Answer

**step1** Understanding the problem

The problem asks to prove the given trigonometric identity: $$\frac {2\cot ^{2}x-\cos ^{2}x}{1+\cot ^{2}x}=\cos 2x$$. To prove an identity, we typically start from one side (usually the more complex one) and manipulate it using known trigonometric identities until it transforms into the other side.

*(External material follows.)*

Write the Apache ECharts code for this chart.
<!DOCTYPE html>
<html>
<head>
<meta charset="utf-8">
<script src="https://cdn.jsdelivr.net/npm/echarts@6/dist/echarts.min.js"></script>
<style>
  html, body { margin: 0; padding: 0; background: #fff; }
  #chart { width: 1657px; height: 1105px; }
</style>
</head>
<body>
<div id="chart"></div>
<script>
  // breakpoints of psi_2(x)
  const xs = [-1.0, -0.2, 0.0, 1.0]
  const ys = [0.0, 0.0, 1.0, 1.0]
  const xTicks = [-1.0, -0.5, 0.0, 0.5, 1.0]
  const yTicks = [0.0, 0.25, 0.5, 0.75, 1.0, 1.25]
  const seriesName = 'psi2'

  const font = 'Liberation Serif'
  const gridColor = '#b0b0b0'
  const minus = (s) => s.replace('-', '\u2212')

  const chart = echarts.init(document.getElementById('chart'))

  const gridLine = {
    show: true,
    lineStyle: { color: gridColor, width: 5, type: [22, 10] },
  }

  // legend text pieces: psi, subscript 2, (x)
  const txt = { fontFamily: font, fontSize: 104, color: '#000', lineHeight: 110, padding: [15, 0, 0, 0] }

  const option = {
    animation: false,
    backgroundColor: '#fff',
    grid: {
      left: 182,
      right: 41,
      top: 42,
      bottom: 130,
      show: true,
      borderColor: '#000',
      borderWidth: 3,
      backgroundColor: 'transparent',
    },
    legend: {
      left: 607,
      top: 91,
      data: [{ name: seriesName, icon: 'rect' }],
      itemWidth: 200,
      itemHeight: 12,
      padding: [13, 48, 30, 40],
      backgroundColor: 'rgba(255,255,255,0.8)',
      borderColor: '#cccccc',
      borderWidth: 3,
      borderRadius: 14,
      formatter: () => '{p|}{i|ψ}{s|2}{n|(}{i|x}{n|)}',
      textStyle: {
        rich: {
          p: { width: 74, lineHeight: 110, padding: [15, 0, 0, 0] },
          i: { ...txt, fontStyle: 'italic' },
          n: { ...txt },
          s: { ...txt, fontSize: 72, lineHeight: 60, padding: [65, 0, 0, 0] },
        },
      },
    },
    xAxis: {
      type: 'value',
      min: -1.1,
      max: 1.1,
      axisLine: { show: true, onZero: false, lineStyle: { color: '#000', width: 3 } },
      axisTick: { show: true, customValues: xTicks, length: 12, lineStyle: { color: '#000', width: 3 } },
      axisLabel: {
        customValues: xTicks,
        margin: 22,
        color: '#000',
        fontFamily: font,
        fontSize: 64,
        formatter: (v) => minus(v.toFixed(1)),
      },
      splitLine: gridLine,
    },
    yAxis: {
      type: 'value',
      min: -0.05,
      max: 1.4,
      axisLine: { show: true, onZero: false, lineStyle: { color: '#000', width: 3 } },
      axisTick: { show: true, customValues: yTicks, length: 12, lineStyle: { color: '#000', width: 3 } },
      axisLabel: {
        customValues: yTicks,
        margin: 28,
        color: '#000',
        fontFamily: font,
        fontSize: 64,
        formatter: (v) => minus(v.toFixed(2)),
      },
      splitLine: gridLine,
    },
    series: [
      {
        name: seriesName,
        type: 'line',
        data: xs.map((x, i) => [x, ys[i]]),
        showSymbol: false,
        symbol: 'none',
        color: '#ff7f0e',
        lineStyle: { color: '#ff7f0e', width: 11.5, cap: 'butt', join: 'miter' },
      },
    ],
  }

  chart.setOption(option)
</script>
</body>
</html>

**step2** Starting with the Left Hand Side

We will begin with the Left Hand Side (LHS) of the identity:
LHS = $$\frac {2\cot ^{2}x-\cos ^{2}x}{1+\cot ^{2}x}$$

**step3** Applying an identity to the denominator

We know a fundamental trigonometric identity that relates cotangent and cosecant: $$1 + \cot^2 x = \csc^2 x$$.
Substitute this identity into the denominator of the LHS expression:
LHS = $$\frac {2\cot ^{2}x-\cos ^{2}x}{\csc ^{2}x}$$

**step4** Expressing all terms in sine and cosine

To simplify further, we will express $$\cot x$$ and $$\csc x$$ in terms of $$\sin x$$ and $$\cos x$$.
We know that $$\cot x = \frac{\cos x}{\sin x}$$ and $$\csc x = \frac{1}{\sin x}$$.
Substituting these into the expression:
LHS = $$\frac {2\left(\frac{\cos x}{\sin x}\right)^2-\cos ^{2}x}{\left(\frac{1}{\sin x}\right)^2}$$
LHS = $$\frac {2\frac{\cos^2 x}{\sin^2 x}-\cos ^{2}x}{\frac{1}{\sin ^{2}x}}$$

**step5** Simplifying the complex fraction

To eliminate the fractions within the numerator and denominator, we can multiply both the numerator and the denominator by $$\sin^2 x$$:
LHS = $$\frac {\left(2\frac{\cos^2 x}{\sin^2 x}-\cos ^{2}x\right) \times \sin^2 x}{\left(\frac{1}{\sin ^{2}x}\right) \times \sin^2 x}$$
Distribute $$\sin^2 x$$ in the numerator and simplify the denominator:
LHS = $$\frac {2\cos^2 x - \cos ^{2}x \sin^2 x}{1}$$
LHS = $$2\cos^2 x - \cos^2 x \sin^2 x$$

**step6** Comparing the simplified LHS with the RHS

The simplified Left Hand Side is $$2\cos^2 x - \cos^2 x \sin^2 x$$.
Now, let's examine the Right Hand Side (RHS) of the given identity, which is $$\cos 2x$$.
One of the common double angle identities for cosine is $$\cos 2x = 2\cos^2 x - 1$$.
For the given identity to be true, the simplified LHS must be equal to the RHS:
$$2\cos^2 x - \cos^2 x \sin^2 x = 2\cos^2 x - 1$$

**step7** Analyzing the derived equality

To check if this equality holds, let's rearrange the equation by subtracting $$2\cos^2 x$$ from both sides:
$$-\cos^2 x \sin^2 x = -1$$
Now, multiply both sides by -1:
$$\cos^2 x \sin^2 x = 1$$

**step8** Checking the validity of the final condition

For real numbers x, we know that the values of $$\sin^2 x$$ and $$\cos^2 x$$ are always between 0 and 1, inclusive ($$0 \le \sin^2 x \le 1$$ and $$0 \le \cos^2 x \le 1$$).
The product of two numbers, each between 0 and 1, can only be equal to 1 if and only if both numbers are exactly 1.
So, for $$\cos^2 x \sin^2 x = 1$$ to be true, it must be that $$\cos^2 x = 1$$ AND $$\sin^2 x = 1$$.
However, this contradicts the fundamental trigonometric identity $$\sin^2 x + \cos^2 x = 1$$. If both $$\sin^2 x = 1$$ and $$\cos^2 x = 1$$, then their sum would be $$1 + 1 = 2$$, which is not equal to 1.
Therefore, there is no real value of x for which $$\cos^2 x \sin^2 x = 1$$.

**step9** Conclusion

Since the condition $$\cos^2 x \sin^2 x = 1$$ is never true for any real value of x, the original identity $$\frac {2\cot ^{2}x-\cos ^{2}x}{1+\cot ^{2}x}=\cos 2x$$ is not a valid trigonometric identity. The problem statement asks to "Prove the identity", but based on our rigorous step-by-step derivation, the identity as stated is false.